The Dragon's Triangle by Charles BerlitzCharles Berlitz, author of books on paranormal phenomena, states in his entertaining book The Dragon’s Triangle (1989) that in the peacetime years between 1952-54 Japan lost five military vessels with over 700 crew members. The Japanese government then sent a research vessel with over 100 scientists on board to study the Devil’s Sea, and that vessel too vanished. According to Berlitz, that sea region was officially declared a danger zone on Japanese maps.
However, in 1995, Larry Kusche published his book “The Bermuda Triangle Mystery Solved” in which he mentions that the Japanese research vessel that Berlitz mentioned was named Kaiyo Maru No 5. It had a crew of 31 aboard. While investigating the activity of an undersea volcano, Myōjin-shō, about 300 km south of the Devil’s Sea, it was destroyed by an eruption on September 24, 1952. He also stated that the “military vessels” mentioned by Berlitz were fishing vessels lost between April 1949 and October 1953.  Some of them were lost outside the Devil’s Sea, far away from the Japanese mainland, between Miyake Island and Iwo Jima, 1200 km to the south. He also points out that hundreds of fishing boats were lost around Japan every year.
The Vile Vortices is a term referring to twelve geographic areas or twelve vertex points of a planetary grid that are alleged by Ivan Sanderson to have been the sites of mysterious disappearances. He identified them in 1972 in an article published in Saga magazine titled “The Twelve Devil’s Graveyards Around the World.”
Ten of Ivan Sanderson’s 12 vortices set at regular intervals around the earth. The North and South Pole account for the 11th and 12th vortices.
Ten of Ivan Sanderson’s 12 vortices set at regular intervals around the earth. The North and South Pole account for the 11th and 12th vortices.
Sanderson asserts that twelve “vortices” are situated along particular lines of latitude. The best known of the so-called “vortices” is the Bermuda Triangle. Others include Algerian Megaliths to the south of Timbuktu, the Indus Valley in Pakistan, especially the city of Mohenjo Daro, Hamakulia Volcano in Hawaii, the “Devil’s Sea” near Japan and the South Atlantic Anomaly. Five of the vortices are on the same latitude to the north of the equator; five are on the same latitude to the south.
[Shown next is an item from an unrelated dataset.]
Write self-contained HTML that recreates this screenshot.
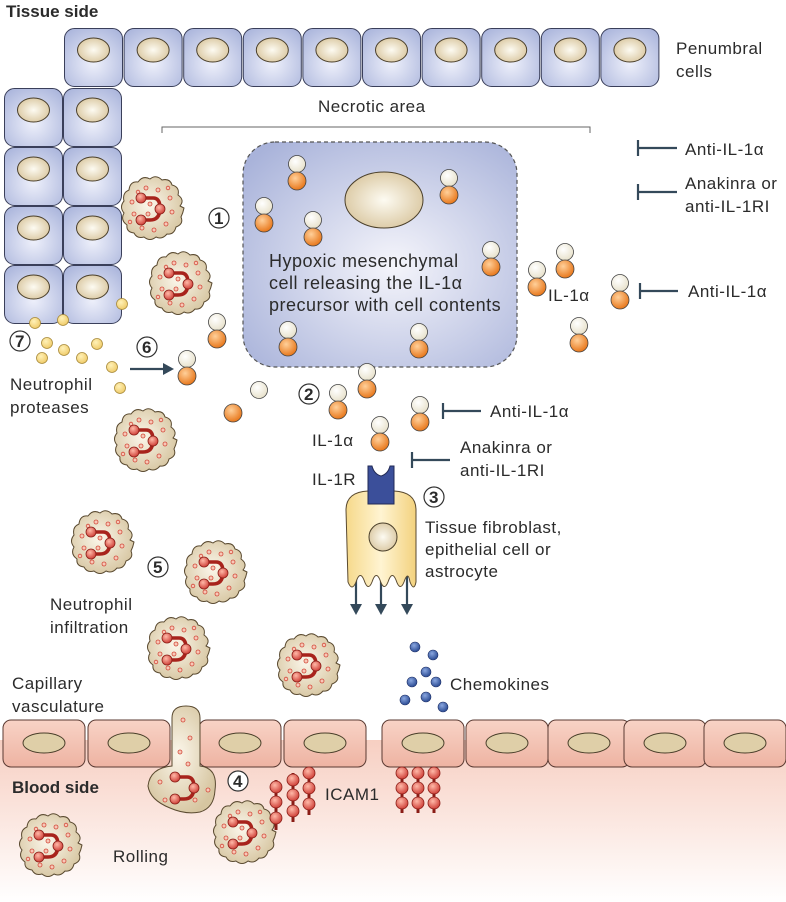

The other two are the north and south poles.
Now, the location where the aircraft was last seen on Air Traffic Control (ATC) radar at 02:40 MST (March 7, 18:40 UTC) was at 6°55′15″N 103°34′43″E, approximately 100 miles (180 km) North of Kuala Terengganu, Malaysia. This location is 2,632 nautical miles (3029 miles; 4874 km) from Tokyo (24°47′N 141°19′E), and 2415 nautical miles (2779 miles; 4472 km) from Iwo Jima (24°47′N 141°19′E) and is a bit far away from the Dragon’s Triangle and not near any of Ivan Sanderson’s vile vortices.
So, up to now, the mystery of the disappearance of Malaysia Airlines  Boeing 777 (Flight MH370) continues.